Libraries were prepared using NEBNext Fast DNA Fragmentation & Library Prep Set for Ion Torrent (New England Biolabs # E6285L). Briefly, 50 ng of DNA were fragmented and end-repaired. Ion Torrent specific-motifs from Ion Xpress Barcode adapters (Thermo Fisher # 4,471,250) were ligated to both ends of DNA fragments. A size-selection, performed with Agencourt AMPure XP magnetic beads (Beckman Coulter #A63881), allowed to select 200 bp DNA fragments, that were successively amplified (9 cycles). Finally, libraries were cleaned-up through Agencourt AMPure XP beads and quantified using the Bioanalyzer 2100 instrument, with Agilent High Sensitivity DNA kit (Agilent # 5067-4626). No primer-dimers or adapter contamination was detected by Bioanalyzer tracing. Twenty-five libraries were pooled together and subjected to template preparation and sequencing, in accordance with Ion 540™ Kit-OT2 protocol (Thermo Fisher # A27753). Sequencing was performed on an Ion 540 chip (Thermo Fisher #A27765), using the Ion GeneStudio S5 System (Thermo Fisher), which yielded 1,5 gigabases (Gb) of high-quality data with an average of 3 × 106 reads per sample (range: 2,071,086–3,998,008 reads per sample). Since each sample had an average of 3 million reads, the sensitivity was 1 out of about 3 million reads or 3 × 10−7.

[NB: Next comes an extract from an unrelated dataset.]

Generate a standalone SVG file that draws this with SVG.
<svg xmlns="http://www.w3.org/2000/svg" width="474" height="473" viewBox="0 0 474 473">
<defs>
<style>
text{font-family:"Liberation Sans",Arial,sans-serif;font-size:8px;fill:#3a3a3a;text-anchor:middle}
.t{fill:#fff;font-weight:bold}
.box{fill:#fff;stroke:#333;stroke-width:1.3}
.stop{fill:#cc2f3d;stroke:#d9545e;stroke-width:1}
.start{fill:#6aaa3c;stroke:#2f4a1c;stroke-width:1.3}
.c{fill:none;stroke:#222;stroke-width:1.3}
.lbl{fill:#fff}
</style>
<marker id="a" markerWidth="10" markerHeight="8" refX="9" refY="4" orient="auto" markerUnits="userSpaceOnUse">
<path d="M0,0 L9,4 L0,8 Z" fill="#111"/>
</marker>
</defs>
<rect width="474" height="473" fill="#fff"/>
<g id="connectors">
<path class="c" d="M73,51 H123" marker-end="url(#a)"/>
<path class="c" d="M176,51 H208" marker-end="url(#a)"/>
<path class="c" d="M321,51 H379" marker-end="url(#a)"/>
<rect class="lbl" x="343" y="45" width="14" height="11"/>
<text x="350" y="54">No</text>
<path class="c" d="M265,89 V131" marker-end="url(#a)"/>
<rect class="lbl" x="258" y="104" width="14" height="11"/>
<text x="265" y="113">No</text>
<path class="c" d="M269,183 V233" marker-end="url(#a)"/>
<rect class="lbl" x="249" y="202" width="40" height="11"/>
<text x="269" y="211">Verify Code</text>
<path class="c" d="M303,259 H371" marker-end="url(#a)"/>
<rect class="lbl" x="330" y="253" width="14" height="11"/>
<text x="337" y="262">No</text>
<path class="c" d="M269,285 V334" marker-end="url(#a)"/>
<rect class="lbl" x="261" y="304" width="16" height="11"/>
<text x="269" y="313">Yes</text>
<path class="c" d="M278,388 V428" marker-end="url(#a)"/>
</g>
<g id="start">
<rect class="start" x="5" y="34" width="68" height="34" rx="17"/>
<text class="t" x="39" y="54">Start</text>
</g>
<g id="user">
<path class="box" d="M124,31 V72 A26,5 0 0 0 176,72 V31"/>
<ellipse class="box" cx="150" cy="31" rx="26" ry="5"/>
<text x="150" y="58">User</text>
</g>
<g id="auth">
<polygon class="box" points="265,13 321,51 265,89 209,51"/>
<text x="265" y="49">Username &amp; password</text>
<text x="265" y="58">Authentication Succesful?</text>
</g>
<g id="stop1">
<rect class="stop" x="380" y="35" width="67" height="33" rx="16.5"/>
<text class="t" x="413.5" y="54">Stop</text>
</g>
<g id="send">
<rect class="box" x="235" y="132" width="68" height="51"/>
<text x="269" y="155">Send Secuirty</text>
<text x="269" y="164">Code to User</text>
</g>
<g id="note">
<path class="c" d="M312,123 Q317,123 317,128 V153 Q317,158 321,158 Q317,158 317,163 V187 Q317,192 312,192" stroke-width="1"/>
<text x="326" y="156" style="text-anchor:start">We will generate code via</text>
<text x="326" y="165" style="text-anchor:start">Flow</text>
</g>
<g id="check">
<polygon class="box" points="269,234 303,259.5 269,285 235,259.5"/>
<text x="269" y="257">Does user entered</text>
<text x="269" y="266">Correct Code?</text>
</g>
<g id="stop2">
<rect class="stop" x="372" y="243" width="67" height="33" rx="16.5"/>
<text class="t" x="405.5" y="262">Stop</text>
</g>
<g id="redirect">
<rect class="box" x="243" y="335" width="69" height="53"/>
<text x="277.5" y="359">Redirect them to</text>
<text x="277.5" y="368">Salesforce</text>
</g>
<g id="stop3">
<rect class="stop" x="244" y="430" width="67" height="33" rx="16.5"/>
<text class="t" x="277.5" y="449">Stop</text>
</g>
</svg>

Bioinformatics and statistical analysis

Scheme of the employed pipeline is shown in Additional file 2. Reads shorter than 100 nucleotides were filtered out from raw FASTQ files, using PRINSEQ-lite 0.20.4 [103]. Reads matching the mouse genome were removed using bowtie2 [104] and samtools 1.4 [100]. The remaining reads were used to perform taxonomy calling at genus and species levels, using Kraken 2 [50], Bracken [51], and a database consisting of all the complete and draft genome sequences in GenBank Release 232 of archaea, bacteria, fungi, protozoa, virus and invertebrate endo- and ecto-parasites of mice (Acantocephala, Annelida, Helminths and Nematoda). Kraken2 was run with default parameters but with confidence score set to 0.5 in order to increase the precision. Each classified sequence (read) was attributed to its last known taxon (LKT). Genus and species with zero counts in all the samples were removed. The R programming language (version 3.5.0) was used to assemble all metagenomic data in a single table. The abundance of each taxon was plotted using the heat_tree function of the R package “metacoder” v. 0.3.3 [105] excluding low-abundance taxa (taxa accounting less than 1% of reads in all the samples). Data were subjected to the D’Agostino–Pearson omnibus normality test. Analyses and data plot were performed with Prism version 6.0f (GraphPad Software) unless otherwise stated. To evaluate the statistical significance between SPF and non-SPF animals we applied the DESeq2 bioconductor package [106].